I'm tempted to say that Stirling Trayle freed my speakers from the constraints of my listening space, but after watching him work for two and half days, I know it's important to explain that he actually made speakers and room become one. And he did this without acoustic treatment of any kind and without requiring any major changes in my system. What impressed me most was how tiny some of the speaker adjustments were; some movements of as little as half a millimeter resulted in changes that either positively and negatively affected the sound. In some cases the differences I heard as the result of Trayle's manipulations were so dramatic that I was tempted to wonder whether I might be lost in a cloud of expectation bias. In fact, before his visit, more than a few skeptical audiophiles warned me not to be impressed by his equipment bag and to definitely bar the door if he brought potions and started burning sage. So, was I merely seduced by some sleight-of-hand?

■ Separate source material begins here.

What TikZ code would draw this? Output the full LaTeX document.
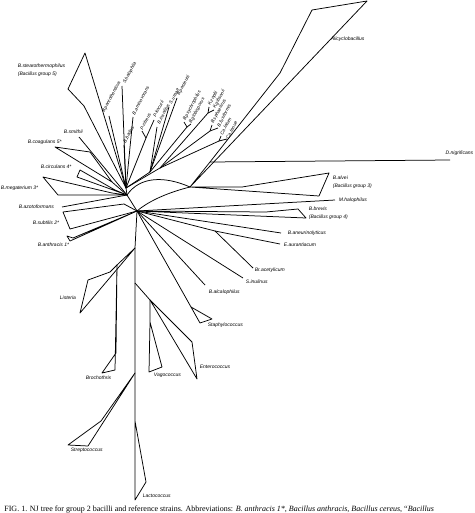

The best I could do to answer that question was to bring over one of those skeptical audiophiles who had made system-improvement suggestions in the past. In other words, this was not one of the smoke-blowers and cheerleaders we all know and love. Steve the Architect has never hesitated to shrug his shoulders when I've been buzzed about a tweak or new piece of equipment if it doesn't float his boat. He dropped by with a friend shortly after Trayle's return to San Francisco and sat sphinx-like as Shostakovich filled the room. From there we moved to a series of Brad Mehldau Trio cuts for what Steve likes to call the "piano test." Soon a faint smile crossed his face as he turned to me and said, "You need to send this guy a Christmas card." Steve confirmed that we were now hearing both the right and left hand of the pianist's performance. This is from a guy who has season tickets to Jazz at the Bistro and has heard his share of live pianos. Steve also noted that my system now had gestalt, which I suppose is a fancy-pants way of saying that the whole performance of the system now exceeds the sum of its parts.
It has been a few months since Stirling Trayle's visit, and I'm still getting a steady dose of the goose-bump-inducing moments that make this hobby worth all the scheming, saving, swapping, upgrading, tweaking and obsessing we audiophiles are (in)famous for. It's sound I never thought I'd have without building a dedicated audio sanctuary adjacent to my house.